Le principe de non-concurrence mis en avant par le texte devrait ainsi garantir le développement des deux activités, et rassurer les acteurs. Bruno Le Maire, ministre de l’Économie, des Finances et de la souveraineté industrielle et numérique précise ainsi : “Soyons clairs : il ne s’agit pas de remplacer la production agricole par de la production d’énergie solaire, mais bien de compléter la production agricole par de la production d’énergie solaire.”
Un cadre plus clair
Le décret entend répondre aux spécificités des besoins de chaque activité en offrant une réglementation plus précise.
La priorité semble donnée au monde agricole : les projets d’énergie solaire au sol ne pourront voir le jour que sur des terres non cultivées depuis au moins dix ans, ou incultes. Les chambres d’agriculture auront pour mission de référencer ces parcelles grâce à des “documents cadres.”
Dans le cadre du développement des projets d’agrivoltaïsme, le texte établit ainsi une limite de 40% de taux de couverture des sols par les installations agrivoltaïques. Le décret prévoit en outre que les potentielles baisses de rendement causées par l’agrivoltaïsme ne puissent dépasser 10% de la moyenne du rendement d’une parcelle témoin, présentant les mêmes caractéristiques que les sols qui seront exploités. Un chiffre jugé déjà trop important par le syndicat agricole.

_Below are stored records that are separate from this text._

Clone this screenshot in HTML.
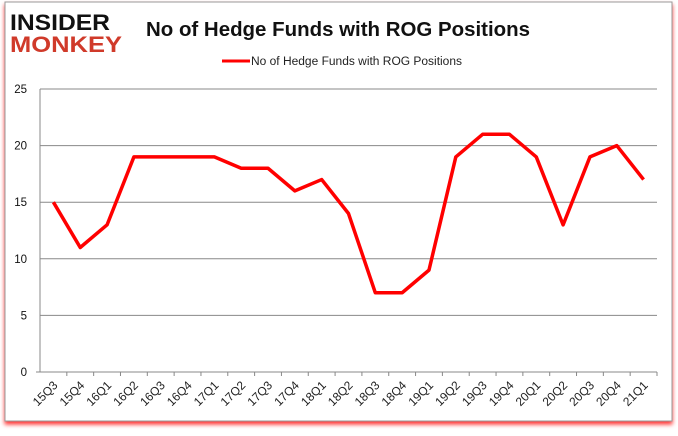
<!DOCTYPE html>
<html><head><style>
body{margin:0;background:#fff;font-family:"Liberation Sans",sans-serif;}
</style></head><body>
<svg width="678" height="431">
<defs><filter id="sh" x="-5%" y="-5%" width="110%" height="115%"><feDropShadow dx="0" dy="3" stdDeviation="2" flood-color="#f00" flood-opacity="0.8"/></filter></defs>
<rect x="5" y="2" width="667" height="419" fill="#fff" stroke="#999" filter="url(#sh)"/>
<g>
<text x="10" y="30" font-size="22" font-weight="bold" fill="#111" textLength="100" lengthAdjust="spacingAndGlyphs">INSIDER</text>
<text x="10" y="52" font-size="22" font-weight="bold" fill="#d03a2a" textLength="112" lengthAdjust="spacingAndGlyphs">MONKEY</text>
</g>
<text x="146" y="36" font-size="20" font-weight="bold" fill="#111" textLength="384" lengthAdjust="spacingAndGlyphs">No of Hedge Funds with ROG Positions</text>
<line x1="222" y1="61" x2="250" y2="61" stroke="#f00" stroke-width="3"/>
<text x="251" y="65" font-size="11.5" fill="#222" textLength="211" lengthAdjust="spacingAndGlyphs">No of Hedge Funds with ROG Positions</text>
<g id="g"></g>
</svg>
<script>
const categories=["15Q3","15Q4","16Q1","16Q2","16Q3","16Q4","17Q1","17Q2","17Q3","17Q4","18Q1","18Q2","18Q3","18Q4","19Q1","19Q2","19Q3","19Q4","20Q1","20Q2","20Q3","20Q4","21Q1"];
const values=[15,11,13,19,19,19,19,18,18,16,17,14,7,7,9,19,21,21,19,13,19,20,17];
const yTicks=[0,5,10,15,20,25];
const L=40,R=657,T=89,B=372,ymax=25;
const NS="http://www.w3.org/2000/svg";
const g=document.getElementById('g');
const bw=(R-L)/categories.length;
const xp=i=>L+bw*(i+0.5);
const yp=v=>B-(v/ymax)*(B-T);
function mk(t,a){const e=document.createElementNS(NS,t);for(const k in a)e.setAttribute(k,a[k]);g.appendChild(e);return e;}
yTicks.forEach(v=>{
 if(v>0){const l=mk('line',{x1:L,x2:R,y1:yp(v),y2:yp(v),stroke:'#888'});
 
 }
 const t=mk('text',{x:L-13,y:yp(v)+4,'font-size':11.5,'text-anchor':'end',fill:'#111'});
 t.textContent=v;
 
 
});
const ax=mk('line',{x1:L,x2:L,y1:T,y2:B,stroke:'#888'});


const xa=mk('line',{x1:L-4,x2:R,y1:B,y2:B,stroke:'#888'});


categories.forEach((c,i)=>{
 const x0=L+bw*(i+1);
 const tk=mk('line',{x1:x0,x2:x0,y1:B,y2:B+4,stroke:'#888'});
 
 
 const x=xp(i)+5,y=B+14;
 const t=mk('text',{x:x,y:y,'font-size':12,'text-anchor':'end',fill:'#222',transform:`rotate(-45 ${x} ${y})`});
 t.textContent=c;
 
 
});
const p=mk('polyline',{points:values.map((v,i)=>xp(i)+','+yp(v)).join(' '),fill:'none',stroke:'#f00','stroke-width':3.5,'stroke-linejoin':'round'});


</script>
</body></html>
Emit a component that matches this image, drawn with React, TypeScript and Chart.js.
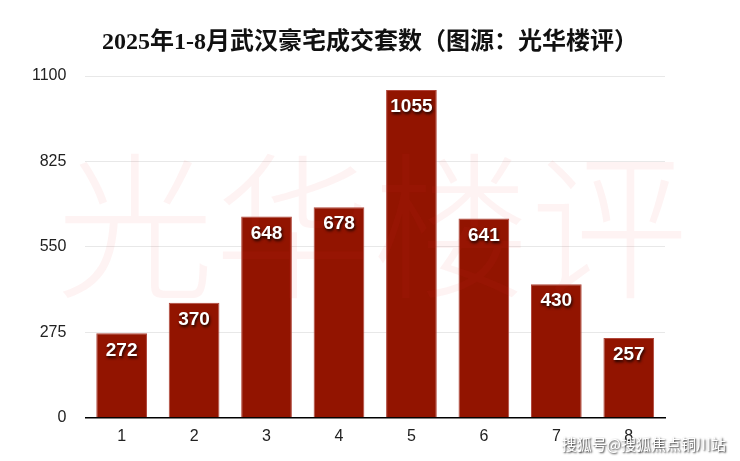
import React, { useEffect, useRef } from "react";
import { Chart, registerables } from "chart.js";

Chart.register(...registerables);

const months = ["1", "2", "3", "4", "5", "6", "7", "8"];
const sales = [272, 370, 648, 678, 1055, 641, 430, 257];
const yTicks = [0, 275, 550, 825, 1100];
const titleText = "2025年1-8月武汉豪宅成交套数（图源：光华楼评）";
const watermarkText = "光华楼评";
const sourceText = "搜狐号@搜狐焦点铜川站";

const overlayPlugin = {
  id: "overlay",
  afterDatasetsDraw(chart: any) {
    const ctx = chart.ctx;
    const area = chart.chartArea;
    ctx.save();
    ctx.font = "300 158px 'Noto Sans CJK SC', serif";
    ctx.fillStyle = "rgba(240, 50, 50, 0.06)";
    ctx.textAlign = "center";
    ctx.textBaseline = "middle";
    const cx = (area.left + area.right) / 2 - 3;
    ctx.fillText(watermarkText, cx, 226);
    ctx.restore();

    const meta = chart.getDatasetMeta(0);
    ctx.save();
    ctx.font = "bold 19px 'Liberation Sans', Arial, sans-serif";
    ctx.textAlign = "center";
    ctx.textBaseline = "middle";
    ctx.fillStyle = "#ffffff";
    ctx.shadowColor = "rgba(0,0,0,0.85)";
    ctx.shadowBlur = 3;
    ctx.shadowOffsetX = 1;
    ctx.shadowOffsetY = 2;
    meta.data.forEach((bar: any, i: number) => {
      ctx.fillText(String(sales[i]), bar.x, bar.y + 17);
    });
    ctx.restore();
  },
  afterDraw(chart: any) {
    const ctx = chart.ctx;
    ctx.save();
    ctx.font = "bold 24px 'Liberation Serif', 'Noto Sans CJK SC', serif";
    ctx.textAlign = "center";
    ctx.textBaseline = "middle";
    ctx.fillStyle = "#111";
    ctx.fillText(titleText, 370, 43);
    ctx.restore();

    ctx.save();
    ctx.font = "15px 'Noto Sans CJK SC', sans-serif";
    ctx.textAlign = "right";
    ctx.textBaseline = "middle";
    ctx.fillStyle = "#ffffff";
    ctx.shadowColor = "rgba(0,0,0,0.9)";
    ctx.shadowBlur = 2;
    ctx.shadowOffsetX = 1;
    ctx.shadowOffsetY = 1;
    ctx.fillText(sourceText, 726, 444);
    ctx.restore();
  },
};

export default function App() {
  const ref = useRef<HTMLCanvasElement | null>(null);
  useEffect(() => {
    if (!ref.current) return;
    const chart = new Chart(ref.current, {
      type: "bar",
      data: {
        labels: months,
        datasets: [
          {
            data: sales,
            backgroundColor: "#921400",
            borderColor: "#b0463a",
            borderWidth: 1,
            categoryPercentage: 0.7,
            barPercentage: 1,
          },
        ],
      },
      options: {
        responsive: false,
        animation: false,
        layout: { padding: { left: 13, right: 75, top: 76, bottom: 14 } },
        plugins: {
          legend: { display: false },
          tooltip: { enabled: false },
          title: { display: false },
        },
        scales: {
          x: {
            grid: { display: false },
            border: { display: true, color: "#000", width: 1.5 },
            ticks: { color: "#222", font: { family: "'Liberation Sans', Arial, sans-serif", size: 16 }, padding: 1 },
          },
          y: {
            min: 0,
            max: 1100,
            afterBuildTicks(axis: any) {
              axis.ticks = yTicks.map((v) => ({ value: v }));
            },
            grid: { color: "#e8e8e8", drawTicks: false },
            border: { display: false },
            ticks: {
              color: "#222",
              font: { family: "'Liberation Sans', Arial, sans-serif", size: 16 },
              padding: 19,
              callback: (v: any) => String(v),
            },
          },
        },
      },
      plugins: [overlayPlugin],
    });
    return () => chart.destroy();
  }, []);
  return (
    <div style={{ position: "fixed", left: 0, top: 0, width: 740, height: 461, background: "#fff" }}>
      <canvas ref={ref} width={740} height={461} />
    </div>
  );
}
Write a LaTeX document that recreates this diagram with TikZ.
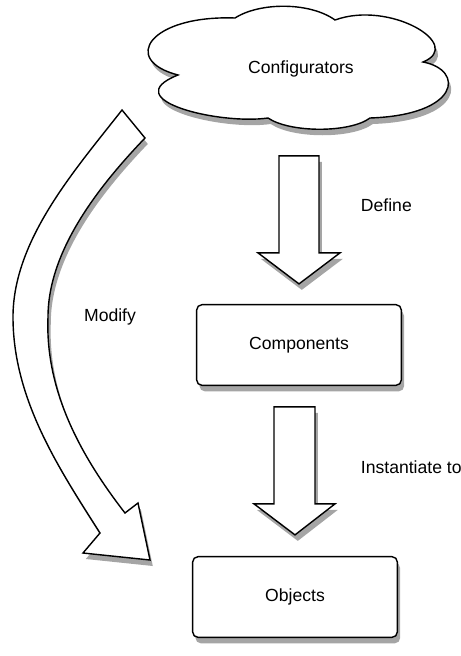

Un contrôle rigoureux de ces mesures sera effectué. Le gouvernement indique ainsi que “les acteurs locaux réunis au sein de la Commission départementale de préservation des espaces naturels et forestiers (CDPENAF) seront mobilisés pour analyser les projets et retenir les meilleurs pour l’agriculture, au travers d’un avis conforme devant être suivi par les services de l’État et nécessaire à tout projet agrivoltaïque.”
Quelle croissance pour les énergies solaires ?
Les normes prévues par le décret pourraient apparaître comme un frein à l’accélération du déploiement des énergies renouvelables prévu par la loi de 2023. Le président du Syndicat des énergies renouvelables, Jules Nuyssen, se montre cependant optimiste : “Face au défi de la transition énergétique, ce décret crée un cadre favorable au développement de projets renouvelables sur les exploitations agricoles. C’est aussi le fruit d’un dialogue efficace entre les acteurs des filières renouvelables et agricoles, dont on ne peut que se féliciter !”
Le gouvernement attend de la publication du décret un “afflux” de projets d’agrivoltaïsme, évoquant une centaine de propositions dans certains départements. David Gréau, délégué général du Syndicat de l’énergie solaire renouvelable, signale cependant que les acteurs du secteur photovoltaïque sont en attente d’autres mesures permettant le développement de l’énergie renouvelable.
Si le décret sur le photovoltaïsme ouvre la voie à de nouvelles idées, les énergéticiens espèrent que d’autres cadres législatifs permettront l’expansion de ces énergies : “Et si nous voulons soutenir rapidement les industriels français du solaire, l’ouverture d’un guichet pour de petites installations sur bâtiment, qui concernent des volumes grandissants de projets, est tout autant nécessaire”, indique ainsi David Gréau à Actu Environnements.
Des questions toujours en suspens
Bien que le texte permette de réglementer l’exploitation des terrains d’élevage ou de culture, et la part de rendement maximale perdue lors du développement des projets, il ne traite pas de toutes les questions. Le problème de la répartition de la valeur créée par la production d’énergie entre l’agriculteur, le propriétaire foncier et les professionnels de l’agrivoltaïsme est au cœur des préoccupations.
Le cabinet de la ministre déléguée à l’agriculture, Agnès Pannier-Runacher, entend les interrogations des différents acteurs, et souligne qu’un premier bilan sera produit dans un an pour rendre compte de ces défis, dans un contexte d’expansion de l’énergie solaire.